The judgement is an exercise in a carefully reasoned and beautifully written response to a case that was never going to black and white. Justice Lee focuses on the gap between the black and the white, the grey nuance in which lies the likely truth of what happened. In doing so, he delivered some stunning, poignant writing and a delicious array of zingers. This is not to take away from the gravity of the case, or the impact this judgement has on the many women who just ask to be believed. Rather, it shows that within the law, there is room for creativity that enhances the meaning and impact of what is being communicated.
The most repeated phrase being cited is “Having escaped the lions’ den, Mr Lehrmann made the mistake of going back for his hat.” He escaped his criminal trial through juror misconduct, only to bring scrutiny back on himself by bringing a defamation case. I’m not sure of the source of this phrase – perhaps Justice Lee came up with it himself – but what a delight it is, and so apt. It speaks beautifully to the profound arrogance of Lehrmann in bringing this case.
In covering the possible reasons Lehrmann could have had for suggesting the pair go back to Parliament house in the wee hours of the morning, this statement was nastily specific: “After all, Mr Lehrmann said he was going to show Ms Higgins whisky – not Qing Dynasty ceramics.” No doubt such valuable items – the ceramics, not the whisky – are in Parliament House, and would be more worthy of a late night visit of genuine and well-meaning intent than a bottle of whisky.
Justice Lee also leaned heavily on phrases we just don’t hear a lot anymore, but delight those who revel in language. He suggested it unlikely that Higgins had “a fit of the vapours” or that “her frock just [fell] off”, that Mr Lehrmann “went ahead willy-nilly” (oh you punmaster, you), referred to him tongue-in-cheek as a “cad” and dropped the absolute beauty of a word “insouciance”.
In defining the meaning of the word ‘rape’, Justice Lee touched on what, in essence I’m getting at here: the power of language in our past, present and future.
“My inquiry is…relevantly focused upon the natural and ordinary meaning of the word “rape”. Moreover, it must be borne in mind that language is not static; it evolves, and a word’s denotation or connotation is not immune from development and change.
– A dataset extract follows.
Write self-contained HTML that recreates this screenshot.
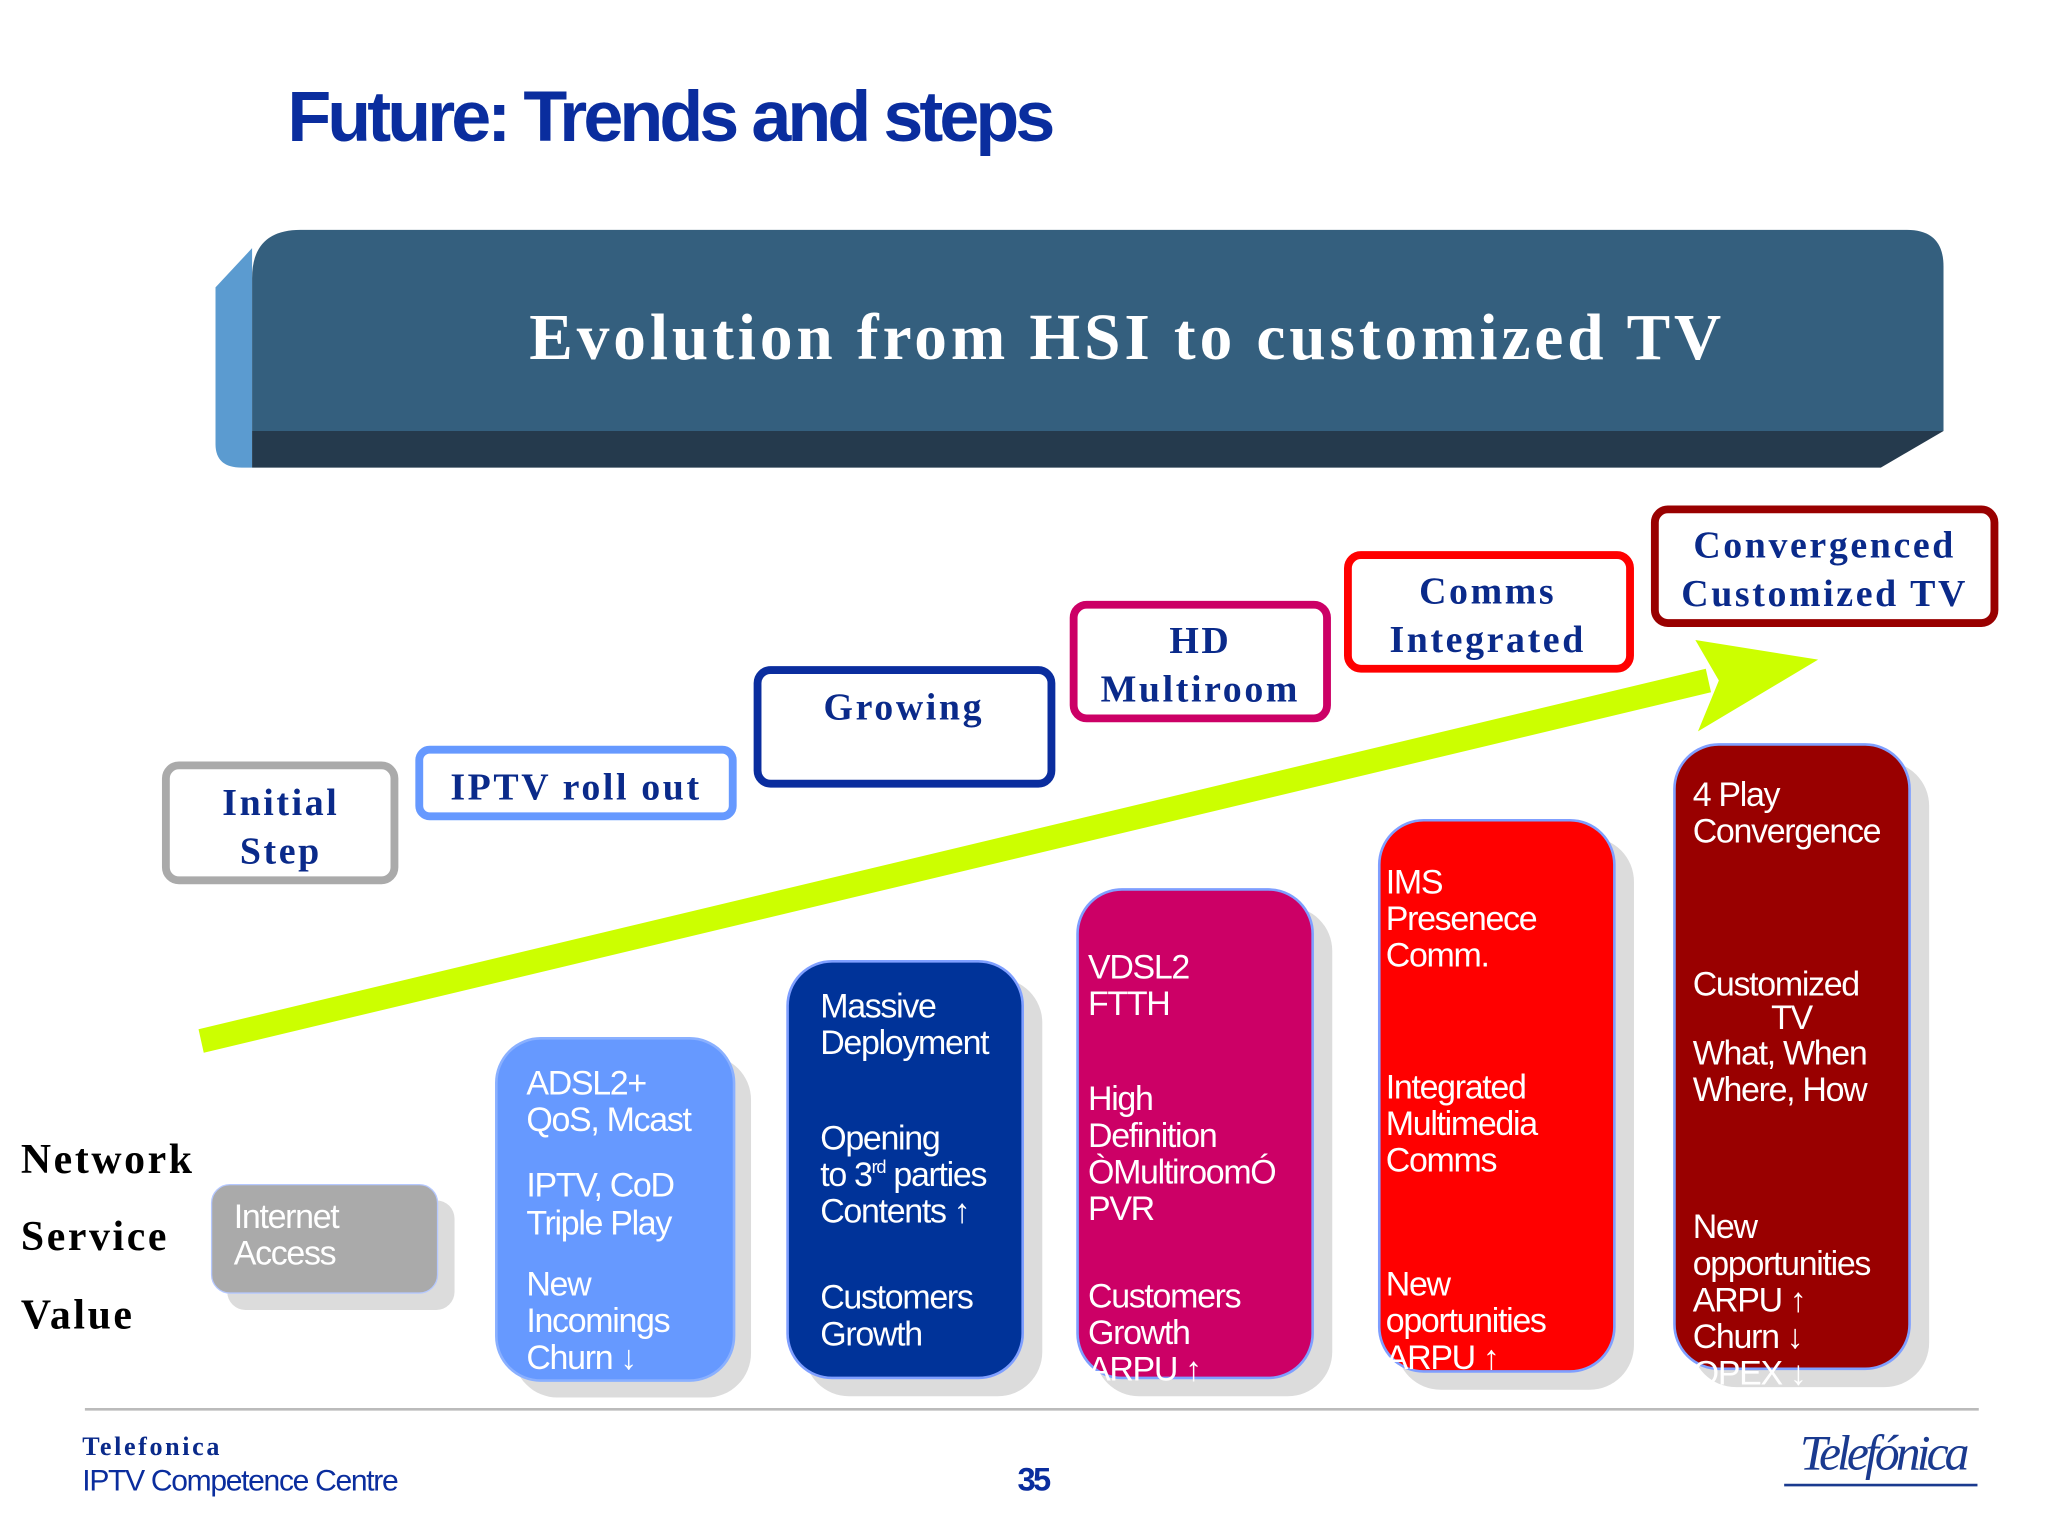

Our focus is on what rape means in contemporary Australia – not by reference to what it may have meant historically or may mean in the future…”
And so, in essence, the evolution of language is what allowed Justice Lee to deliver the judgement he did: that on the balance of probabilities, Lehrmann did rape Brittany Higgins, and that therefore it was not defamatory for Network Ten to say he did.
While some may take the lesson that “going back for his hat” in bringing the defamation case was Lehrmann’s critical error, I prefer to lean on Justice Lee for his description of the ridiculousness of what Lehrmann wanted the public to believe in the first place:
“Mr Lehrmann asks me to accept the proposition that it was “a process to get in” to his shared flat (T306.10) and that to avoid this complication, he preferred to: (a) go out of his way to go back to work in the early hours; (b) lie to Parliament House security; (c) sign the necessary register; (d) be issued with a pass; (e) go through a metal detector; (f) be escorted by a security guard to his office; (g) obtain his keys from his office; (h) book another Uber; (i) go back through a Parliamentary exit; (j) meet the rideshare car; and then (k) ride home. Even if he was in the doghouse because he had stayed out late, I think it is safe to conclude that the process of getting into a flat he shared with his girlfriend would have been a significantly less elaborate exercise.”
This is delightful writing, bringing a necessary and just judgement to what has been a distressing and devastating time in the practice of Australian law and in the media, and of course for Brittany Higgins.
To all women out there: I believe you, always.